Profiles of Leondra sometimes include progressive activists and legal scholars complaining that she’s cautious, moderate, too grounded in the facts—just like the student journalist she was at The Paw Print. Jim, meanwhile, has gotten national attention for writing provocative, argumentative, and accessible judicial opinions, just like the pieces he authored as a student journalist. Critics say he writes too much like a columnist, offering opinions about policy and politics and morality, rather than just deciding cases. I confess that some of his rulings—like an opinion suggesting that giving police more leeway to use force would somehow stop mass shootings—make me wish I still had the power to edit him.

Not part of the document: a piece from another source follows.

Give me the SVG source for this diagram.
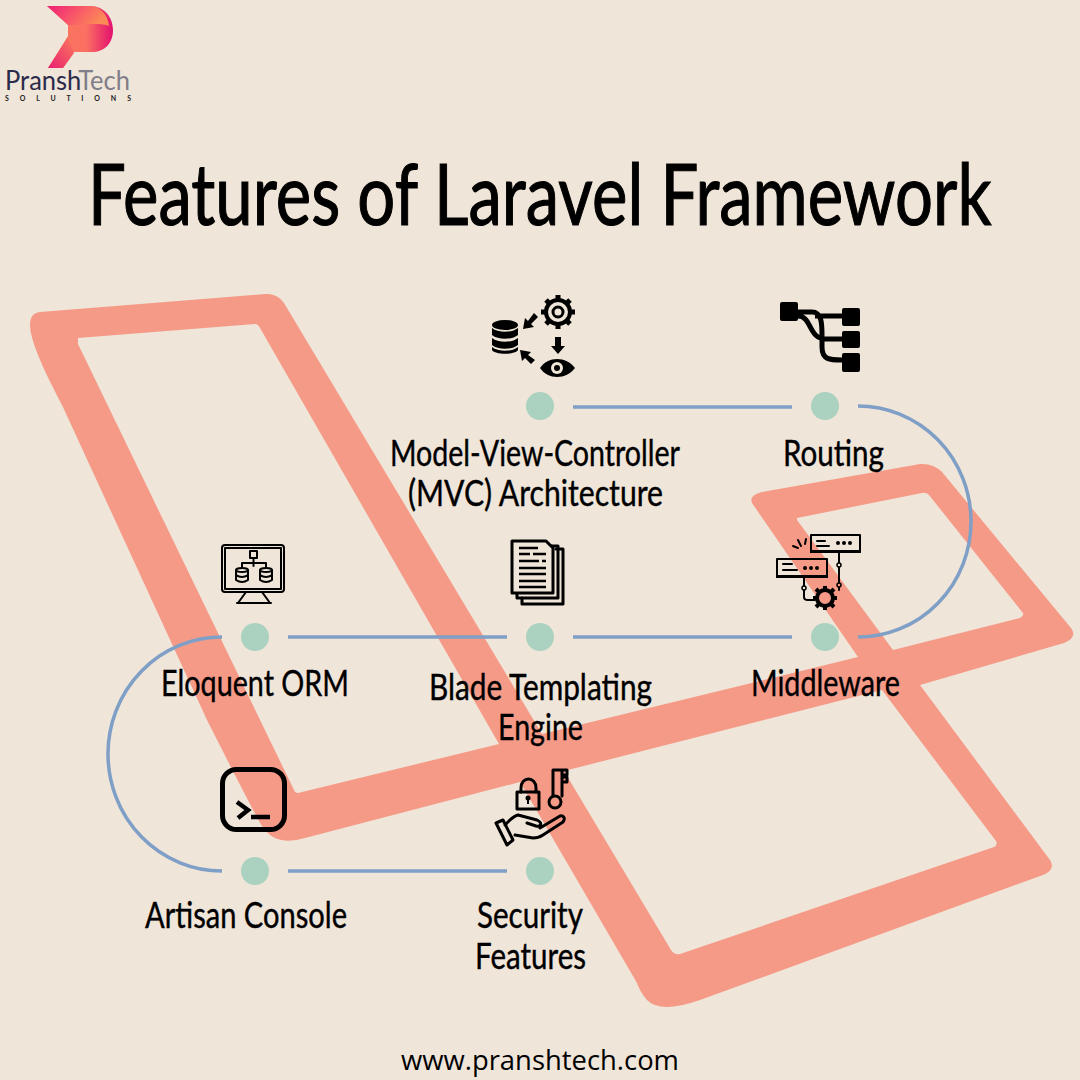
<svg xmlns="http://www.w3.org/2000/svg" width="1080" height="1080" viewBox="0 0 1080 1080">
<style>
.t{font-family:"Lato","Liberation Sans",sans-serif;fill:#000;stroke:#000;stroke-width:.4}
.l{font-size:36px;text-anchor:start}
.c{fill:none;stroke:#7f9fc6;stroke-width:3.5}
.d{fill:#abd2c0}
.i{fill:none;stroke:#000;stroke-width:3;stroke-linejoin:round;stroke-linecap:round}
.f{fill:#000}
</style>
<defs>
<linearGradient id="g0" x1="0" y1="0" x2="1" y2="0"><stop offset="0" stop-color="#fb7a5c"/><stop offset=".6" stop-color="#fa6f62"/><stop offset="1" stop-color="#e4106f"/></linearGradient>
<linearGradient id="g1" x1="0" y1="0" x2="1" y2="0.3"><stop offset="0" stop-color="#ef1f78"/><stop offset=".6" stop-color="#f95f66"/><stop offset="1" stop-color="#fb8a58"/></linearGradient>
<linearGradient id="g2" x1="0" y1="1" x2="1" y2="0"><stop offset="0" stop-color="#e91f72"/><stop offset="1" stop-color="#fb7a5c"/></linearGradient>
</defs>
<rect width="1080" height="1080" fill="#efe5d9"/>
<path id="laravel-shape" fill="#f69a88" fill-rule="evenodd" d="M40 312L265 294Q277 293 284 303L542 734L858 657L752 503Q749 495 762 492L920 464Q933 463 942 472L1071 628Q1078 637 1064 643L920 685L1050 860Q1056 870 1043 875L700 1000Q660 1014 647 1000Q640 992 637 983L520 782L305 838Q275 847 262 826Q255 815 207 720L62 405Q30 345 30 325Q30 313 40 312Z
M78 338L255 324Q258 324 260 328L499 744L298 793Q295 793 294 790L78 344Z
M797 518L922 493Q926 492 929 495L1023 613Q1024 616 1020 618L893 650L797 520Z
M564 771L882 690L996 841Q998 845 994 847L680 954Q674 955 671 950Z"/>
<g id="logo">
<path fill="url(#g0)" d="M47 6H90C105 6 113 18 113 30C113 44 104 52 92 52H74L63 68H48L68 36V25Z"/>
<path fill="url(#g1)" d="M47 6H90C100 6 108 15 109 26C100 22 85 25 68 25Z"/>
<path fill="url(#g2)" d="M48 68L68 37L74 53L63 68Z"/>
<text x="5" y="90" font-family="Lato,sans-serif" font-size="26" textLength="125" lengthAdjust="spacingAndGlyphs"><tspan fill="#2c2a4a">Pransh</tspan><tspan fill="#807e88">Tech</tspan></text>
<text x="5" y="101" font-family="Lato,sans-serif" font-size="7" font-weight="700" fill="#222" textLength="126">S O L U T I O N S</text>
</g>
<text transform="translate(88 225) scale(.85 1)" x="0" y="0" font-family="Lato,sans-serif" font-size="86" fill="#000" stroke="#000" stroke-width="1.2" textLength="1063" lengthAdjust="spacingAndGlyphs">Features of Laravel Framework</text>
<g id="connectors">
<path class="c" d="M573 407H792M288 637H507M573 637H792M288 871H507"/>
<path class="c" d="M858 406A113 115.500 0 0 1 858 637"/>
<path class="c" d="M222 637A114 117 0 0 0 222 871"/>
</g>
<g id="node-mvc">
<circle class="d" cx="540" cy="406" r="14"/>
<g class="f"><ellipse cx="505" cy="325" rx="13" ry="5"/><path d="M492 328c6 5 20 5 26 0v7c-6 5-20 5-26 0zM492 338c6 5 20 5 26 0v7c-6 5-20 5-26 0zM492 347c6 5 20 5 26 0v3c-3 5-23 5-26 0z"/>
<path d="M534 313l4 4-7 7 3 3-11 2 2-11 3 3zM555 337h6v9h4l-7 8-7-8h4zM535 360l-4 4-6-6-3 3-2-11 11 2-3 3z"/>
<path d="M540 368c8-12 26-12 35 0-9 12-27 12-35 0z"/></g>
<circle cx="557" cy="368" r="6" fill="#efe5d9"/><circle cx="557" cy="368" r="3" fill="#000"/>
<circle cx="558" cy="312" r="12" fill="none" stroke="#000" stroke-width="4"/><circle cx="558" cy="312" r="5" fill="none" stroke="#000" stroke-width="3"/>
<path d="M558 295v6M558 323v6M541 312h6M569 312h6M546 300l4 4M566 320l4 4M570 300l-4 4M550 320l-4 4" stroke="#000" stroke-width="5" fill="none"/>
<text class="t l" x="390" y="466" textLength="290" lengthAdjust="spacingAndGlyphs">Model-View-Controller</text>
<text class="t l" x="408" y="506" textLength="255" lengthAdjust="spacingAndGlyphs">(MVC) Architecture</text>
</g>
<g id="node-routing">
<circle class="d" cx="825" cy="406" r="14"/>
<g class="f"><rect x="780" y="302" width="18" height="19" rx="2"/><rect x="842" y="308" width="18" height="18" rx="2"/><rect x="842" y="331" width="18" height="17" rx="2"/><rect x="842" y="353" width="18" height="19" rx="2"/></g>
<path fill="none" stroke="#000" stroke-width="5" d="M798 312H812C822 312 822 325 822 335V347C822 360 830 360 842 360M815 316H842M820 339H842M798 316C812 316 808 339 826 339"/>
<text class="t l" x="783" y="466" textLength="101" lengthAdjust="spacingAndGlyphs">Routing</text>
</g>
<g id="node-eloquent">
<circle class="d" cx="255" cy="637" r="14"/>
<g class="i" style="stroke-width:2"><rect x="222" y="545" width="62" height="47" rx="3"/><rect x="225" y="548" width="56" height="41"/><path d="M246 592L238 603H270L262 592M237 603H271"/>
<rect x="250" y="551" width="7" height="7"/><path d="M253.500 558V566M242 563H266V568M242 563V568"/><ellipse cx="242" cy="570" rx="6" ry="2"/><path d="M236 570V580Q242 584 248 580V570M236 575Q242 579 248 575"/><ellipse cx="266" cy="570" rx="6" ry="2"/><path d="M260 570V580Q266 584 272 580V570M260 575Q266 579 272 575"/></g>
<text class="t l" x="161" y="696" textLength="188" lengthAdjust="spacingAndGlyphs">Eloquent ORM</text>
</g>
<g id="node-blade">
<circle class="d" cx="540" cy="637" r="14"/>
<g class="i"><path d="M556 549H563V604H522V598"/><path d="M551 546H558V598H517V593"/><path d="M512 541H546L553 548V593H512Z" fill="#efe5d9"/></g>
<path stroke="#000" stroke-width="2.500" d="M519 548H538M519 554H530M533 554H546M519 561H539M542 561H546M519 568H546M519 574H546M519 581H546M519 587H546"/>
<text class="t l" x="429" y="700" textLength="223" lengthAdjust="spacingAndGlyphs">Blade Templating</text>
<text class="t l" x="498" y="740" textLength="85" lengthAdjust="spacingAndGlyphs">Engine</text>
</g>
<g id="node-middleware">
<circle class="d" cx="825" cy="637" r="14"/>
<g class="i" style="stroke-width:2"><rect x="811" y="535" width="49" height="17"/><rect x="777" y="559" width="50" height="17"/><path d="M817 541H825M817 546H829M783 564H792M783 570H797M798 548l-5-2M801 546l-3-6M805 544l1-5"/><path d="M839 552V590M804 577V597Q804 600 808 600H815"/></g>
<g class="f"><rect x="810" y="550" width="51" height="3"/><rect x="776" y="575" width="52" height="3"/><circle cx="838" cy="543" r="2"/><circle cx="844" cy="543" r="2"/><circle cx="850" cy="543" r="2"/><circle cx="805" cy="568" r="2"/><circle cx="811" cy="568" r="2"/><circle cx="817" cy="568" r="2"/></g>
<circle cx="825" cy="598" r="8" fill="none" stroke="#000" stroke-width="4"/>
<path d="M825 586v5M825 605v5M813 598h5M832 598h5M816 589l3 3M831 604l3 3M834 589l-3 3M819 604l-3 3" stroke="#000" stroke-width="4"/>
<circle cx="839" cy="565" r="2" fill="#efe5d9" stroke="#000" stroke-width="1.500"/><circle cx="839" cy="585" r="2" fill="#f69a88" stroke="#000" stroke-width="1.500"/><circle cx="804" cy="588" r="2" fill="#efe5d9" stroke="#000" stroke-width="1.500"/>
<text class="t l" x="751" y="696" textLength="149" lengthAdjust="spacingAndGlyphs">Middleware</text>
</g>
<g id="node-artisan">
<circle class="d" cx="255" cy="871" r="14"/>
<rect x="222.500" y="769.500" width="62" height="60" rx="14" fill="none" stroke="#000" stroke-width="5"/>
<path d="M237 802L248 810L238 818" fill="none" stroke="#000" stroke-width="4.500"/><path d="M251 817H270" stroke="#000" stroke-width="4.500"/>
<text class="t l" x="145" y="928" textLength="202" lengthAdjust="spacingAndGlyphs">Artisan Console</text>
</g>
<g id="node-security">
<circle class="d" cx="540" cy="871" r="14"/>
<g class="i"><rect x="517" y="792" width="22" height="17"/><path d="M521 792V788C521 776 536 776 536 788V792"/><circle cx="555" cy="802" r="6"/><path d="M553 796V770H562V796M562 770H567V775H563M563 777H567V782H563"/>
<path d="M496 823L503 820L513 840L507 845ZM505 825C510 820 513 816 518 815L537 820C543 823 541 827 536 826L527 823M515 835L533 838C537 838 540 837 543 835L563 822C566 818 563 815 560 816L540 828"/></g>
<circle cx="528" cy="798" r="2.500" fill="#000"/><path d="M528 800v4" stroke="#000" stroke-width="2"/>
<text class="t l" x="477" y="928" textLength="106" lengthAdjust="spacingAndGlyphs">Security</text>
<text class="t l" x="475" y="969" textLength="111" lengthAdjust="spacingAndGlyphs">Features</text>
</g>
<text x="401" y="1070" font-family="Open Sans,sans-serif" font-size="27" fill="#000" textLength="278" lengthAdjust="spacingAndGlyphs">www.pranshtech.com</text>
</svg>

The overwhelmingly liberal majority of our old schoolmates would prefer to see Leondra on the court. I’ve watched her on the bench, and she is certainly the kind of judge I’d want with my fate in a court’s hands—smart, kind, and carefully even-handed.
On group texts, classmates sometimes grow angry at decisions made by Jim. (“Jimmy Crow Ho” was the theme of one bitter thread after he joined a decision making it harder to vote in Texas.) But our country, and the politicians who choose judges, seem to prefer jurists like Jim—attention-getting and forthrightly ideological figures who, like Antonin Scalia or Ruth Bader Ginsburg, can infuriate or inspire political bases.
We also prefer our judges young, which is why both my high school contemporaries are on short lists simultaneously. This is not because younger judges are better. It’s because these are lifetime appointments, and because those in power today want to lock their preferred judges onto the bench for as long as possible. Leondra and Jim are hot prospects since they’re in their mid-40s; in another 10 years, they might be considered too old for serious consideration.
This is a rotten state of affairs, both for the judges and the judged. I can’t imagine a more stressful time in life to ascend to a huge, high-profile job than in these sandwich years, when you’re both raising young children and taking care of older relatives. And for the country, giving such power to younger, less experienced judges is sub-optimal. Judges are supposed to consider long-term impacts and timeless principles, the sort of thinking that is better informed by age and experience. Ideally, America would have wise old judges who can check the excesses of young and energetic elected officials. Instead, America has things upside down. Our judges are younger and precious, while our most powerful politicians are tired, geriatric cases.
My biggest worry, though, is not about the ages of new justices, but about the court that Jim or Leondra might join. The sheer power of the U.S. Supreme Court is frightening, and growing. As our faltering republic finds it harder to resolve disputes and make progress, just five justices will have the power to make major decisions to cancel the democratic and life choices that we Americans make.
I have the deepest affection for these two judges I’ve known for more than half my life. There is no doubting their intelligence and their integrity. I would trust Leondra and Jim with that most precious of things, my children’s lives. And if I could reform the Supreme Court, I’d require its justices to operate more like The Paw Print editors of our day, with all nine required to reach a consensus before they publish any decision.
But, alas, our high court is not my high school newspaper. And I find it impossible to fully trust Leondra or Jim or any other living soul with the vast and unaccountable powers of a U.S. Supreme Court justice seat.